The Australian Bush Fires of February 2009: MIPAS Observations and GEM-AQ Model Results
Glatthor, N.1; Höpfner, M.1; Semeniuk, K.2; Lupu, A.2; Palmer, P.I.3; McConnell, J.C.2; Kaminski, J.W.2; von Clarmann, T.1; Stiller, G.P.1; Funke, B.4; Kellmann, S.1; Linden, A.1; Wiegele, A.1
1Karlsruher Institut für Technologie, Institut für Meteorologie und Klimaforschung, GERMANY; 2Centre for Research in Earth and Space Science, York University, Toronto, Canada, CANADA; 3School of GeoSciences, University of Edinburgh, Edinburgh, UK, UNITED KINGDOM; 4Instituto de Astrofisica de Andalucia (CSIC), Granada, Spain, SPAIN
Starting on February 7, 2009, Southeast Australia was devastated by large bush fires, which burned an area of about 3000 km2 on this day alone. This event was extraordinary, because a large number of combustion products was transported into the uppermost troposphere and lower stratosphere within a few days. Various biomass burning products released by the fire were observed by the Michelson Interferometer for Passive Atmospheric Sounding (MIPAS) on the ENVISAT satellite. We tracked the plume using MIPAS C2H2 , HCN and HCOOH single-scan measurements on a day-to-day basis. The measurements were compared with a high-resolution model run of the Global Environmental Multiscale-Air Quality (GEM-AQ) model. Generally there is good agreement between the
spatial distribution of measured and modelled pollutants. Both MIPAS and GEM-AQ show a fast south-eastward transport of the pollutants to New Zealand within one day. During the following 3-4 days the plume remained north-eastward of New Zealand and was located at altitudes of 15 to 18 km. Thereafter its lower part was transported eastward, followed by westward transport of its upper part. On February 17 the eastern part had reached southern South America and on February 20 the central Southern Atlantic. On the latter day a second relic of the plume was observed moving eastward above the Southern Pacific. Between February 20 and the first week of March the upper part of the plume was transported westward over Australia and the Indian Ocean towards Southern Africa.
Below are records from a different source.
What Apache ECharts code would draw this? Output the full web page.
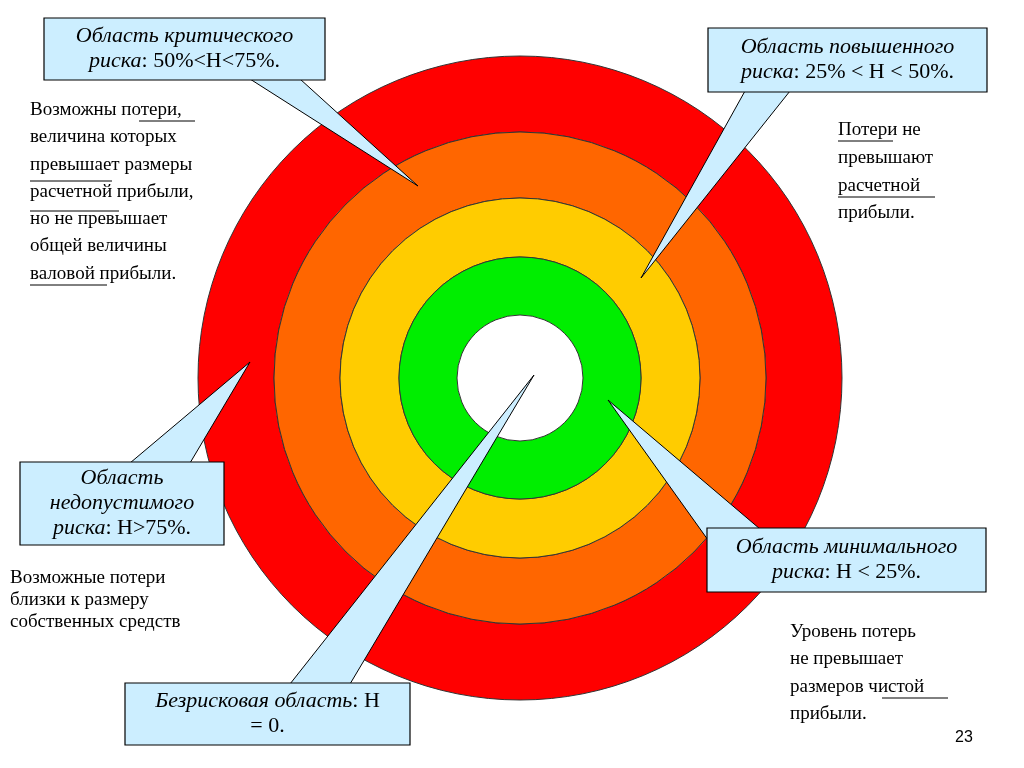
<!DOCTYPE html>
<html><head><meta charset="utf-8">
<script src="https://cdn.jsdelivr.net/npm/echarts@6/dist/echarts.min.js"></script>
<style>html,body{margin:0;background:#fff}#c{width:1024px;height:768px}</style>
</head><body><div id="c"></div>
<script>
const ringNames = ['Область недопустимого риска','Область критического риска','Область повышенного риска','Область минимального риска'];
const ringValues = [1,1,1,1];
const ringColors = ['#ff0000','#ff6600','#ffcc00','#00ee00'];
const radii = [[246,322],[180,246],[121,180],[63,121]];
const leftText = ['Возможны потери,','величина которых','превышает размеры','расчетной прибыли,','но не превышает','общей величины','валовой прибыли.'];
const rightText = ['Потери не','превышают','расчетной','прибыли.'];
const leftBottomText = ['Возможные потери','близки к размеру','собственных средств'];
const rightBottomText = ['Уровень потерь','не превышает','размеров чистой','прибыли.'];

const chart = echarts.init(document.getElementById('c'));
const C=[520,378];
const series = ringNames.map((n,i)=>({type:'pie',center:C,radius:radii[i],silent:true,label:{show:false},labelLine:{show:false},
  itemStyle:{color:ringColors[i],borderColor:'#333',borderWidth:1},data:[{name:n,value:ringValues[i]}]}));
const serif='"Liberation Serif","Times New Roman",serif';
const g=[];
function callout(x,y,w,h,tri,lines){
  g.push({type:'polygon',shape:{points:tri},style:{fill:'#cceeff',stroke:'#000',lineWidth:1},z:10});
  g.push({type:'rect',shape:{x,y,width:w,height:h},style:{fill:'#cceeff',stroke:'#000',lineWidth:1.2},z:11});
  g.push({type:'text',x:x+w/2,y:y+h/2,style:{text:lines,align:'center',verticalAlign:'middle',font:'22px '+serif,fill:'#000',lineHeight:25,
    rich:{i:{fontStyle:'italic',fontSize:22,fontFamily:serif},r:{fontSize:22,fontFamily:serif}}},z:12});
}
callout(44,18,281,62,[[250,79],[300,79],[418,186]],'{i|Область критического}\n{i|риска}{r|: 50%<H<75%.}');
callout(708,28,279,64,[[745,91],[790,91],[641,278]],'{i|Область повышенного}\n{i|риска}{r|: 25% < H < 50%.}');
callout(20,462,204,83,[[130,463],[190,463],[250,362]],'{i|Область}\n{i|недопустимого}\n{i|риска}{r|: H>75%.}');
callout(707,528,279,64,[[708,540],[760,529],[608,400]],'{i|Область минимального}\n{i|риска}{r|: H < 25%.}');
callout(125,683,285,62,[[290,684],[350,684],[534,375]],'{i|Безрисковая область}{r|: H}\n{r|= 0.}');
function block(x,y,lh,lines){lines.forEach((t,i)=>g.push({type:'text',x,y:y+i*lh,style:{text:t,font:'19px '+serif,fill:'#000',verticalAlign:'middle'},z:12}));}
block(30,110,27.3,leftText);
block(838,130,27.8,rightText);
block(10,578,22,leftBottomText);
block(790,632,27.3,rightBottomText);
function ul(x1,x2,y){g.push({type:'line',shape:{x1,y1:y,x2,y2:y},style:{stroke:'#000',lineWidth:1},z:12});}
ul(139,195,121);ul(30,112,181);ul(30,119,211);ul(30,107,285);
ul(838,893,141);ul(838,935,197);ul(882,948,698);
g.push({type:'text',x:955,y:738,style:{text:'23',font:'16px "Liberation Sans",Arial,sans-serif',fill:'#000',verticalAlign:'middle'}});
chart.setOption({animation:false,series,graphic:g});
</script></body></html>
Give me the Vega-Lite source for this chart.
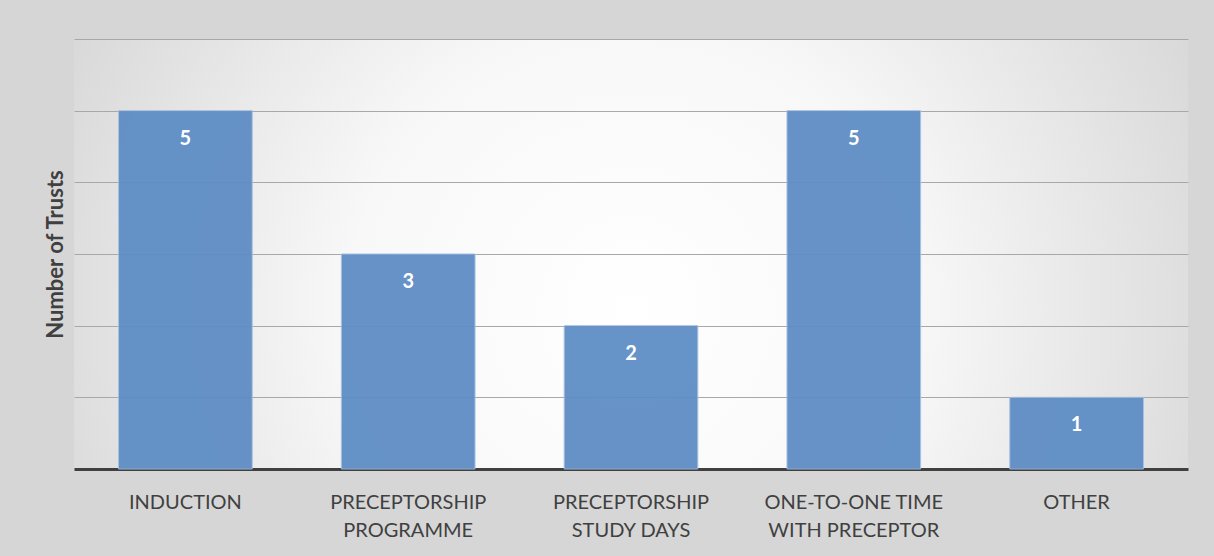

First evidence for entry of the pollutants into the stratosphere was found in MIPAS data of February 11, followed by larger amounts on February 17 and the days thereafter. From MIPAS data, C2H2/HCN and HCOOH/HCN enhancement ratios of 0.76 and 2.16 were calculated for the first days after the outbreak of the fires, which are considerably higher than the emission ratios assumed for the model run and at the upper end of values found in literature. From the temporal decrease of the enhancement ratios, mean lifetimes of 16--20 days and of 8--9 days were calculated for measured C2H2 and HCOOH. The respective lifetimes calculated from the model data are 18 and 12 days.